The only potentially delicate point is whether reassigning passengers who were supposed to get off at cancelled stops could alter later vote counts; however, voting depends only on intended destinations relative to the announced stop, not on actual travel outcomes.
This indicates a strong rigidity in the system, suggesting that the number of remaining stops may be invariant.
Problem Understanding
This is a Type A problem. One must determine all possible numbers of stops that can remain after the cancellation process, depending on the order in which stops are announced.
The key difficulty is to determine whether the dynamic redistribution of passengers after cancellations can influence later votes, or whether the voting outcome at each stop is determined solely by the static configuration of destinations.
The analysis suggests that the process is rigid, and the final number of remaining stops is independent of the announcement order. The expected result is a single value.
Proof Architecture
The first lemma establishes the exact composition of votes at a stop $s$, showing that it depends only on the relative order of destinations.

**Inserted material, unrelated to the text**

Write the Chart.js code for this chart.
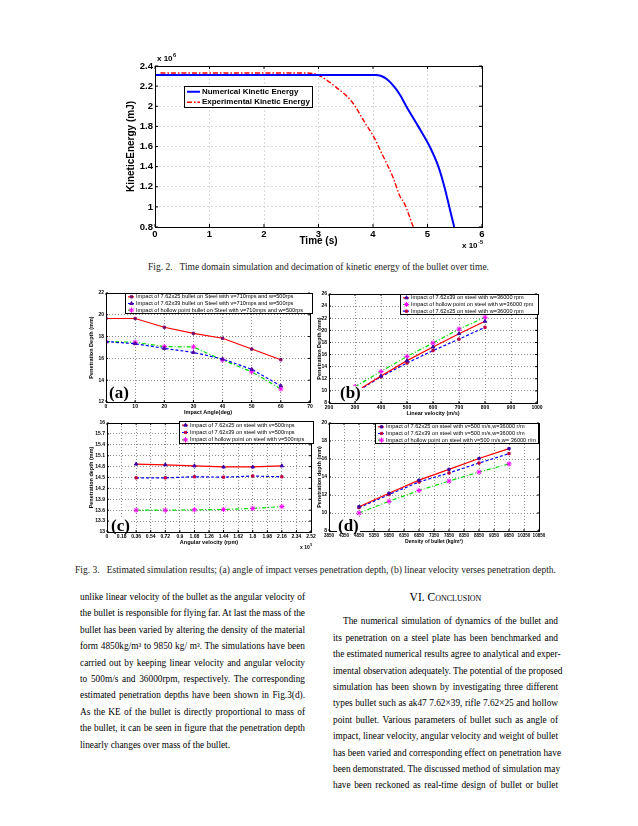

The second lemma shows that cancellation of a stop does not change the voting behavior at any other stop.
The third lemma determines precisely for which values of $s$ cancellation occurs by comparing the number of “for” and “against” votes.
The fourth lemma concludes that exactly two stops are never cancelled.
The most delicate point is the second lemma, since it requires verifying that rerouting passengers after cancellations does not affect future vote counts.
Solution
Let the stops be labeled $1,2,\dots,32$ along the route in increasing order of distance from the initial point. For each $k\in{1,\dots,32}$, exactly one passenger has destination $k$.
Fix a stop $s$ at the moment it is announced. Consider the set of all passengers.
A passenger with destination $t>s$ has not yet reached their intended stop, so they vote for cancellation. The number of such passengers is $32-s$, since exactly the destinations $s+1,s+2,\dots,32$ lie above $s$.
A passenger with destination $t=s$ votes against cancellation, and this is exactly one passenger.
A passenger with destination $t<s$ abstains by the rules of the process.
Therefore, at the announcement of stop $s$, the number of votes for cancellation is $32-s$, and the number of votes against is $1$.
The rule states that the stop is cancelled if and only if the number of votes for cancellation is strictly greater than the number of votes against, which is equivalent to
$32-s>1,$
that is,
$s<31.$
Hence every stop $s\in{1,2,\dots,30}$ is cancelled whenever it is announced, while stops $31$ and $32$ are never cancelled.
The order of announcement does not affect this conclusion, since the quantities $32-s$ and $1$ depend only on the label $s$ and not on the sequence in which stops are processed. Cancellation of a stop does not remove passengers from the system; it only redirects those who intended to get off there, while voting behavior remains determined by original destinations. Thus no future vote is altered by previous cancellations.
Consequently, regardless of the announcement order, exactly two stops remain un-cancelled, namely stops $31$ and $32$.
Therefore both the minimum and the maximum possible number of remaining stops equal $2$, and the set of all possible values consists of the single number $2$.
$$\boxed{2}$$
Verification of Key Steps
The critical point is the computation of vote counts at a fixed stop $s$. The partition of passengers into those with destinations greater than, equal to, or less than $s$ is exhaustive and independent of any earlier cancellations, since every passenger retains their original destination throughout the process.
The second delicate point is the claim that rerouting passengers after a cancellation does not affect future voting. Voting at a later stop $t$ depends only on whether a passenger’s destination is greater than, equal to, or less than $t$, which is unaffected by any previous rerouting of intermediate stops.
The final inequality check $32-s>1$ is exact, and the threshold $s=30$ is the last value satisfying strict inequality, ensuring precisely two non-cancelled stops.
Alternative Approaches
One can view the process as assigning to each stop $s$ a fixed score $32-s-1$, independent of order. A stop is cancelled exactly when this score is positive, so the process reduces to a static threshold problem. This viewpoint removes any need to discuss dynamics and makes the invariance under announcement order immediate, but it is less directly tied to the voting interpretation than the main argument.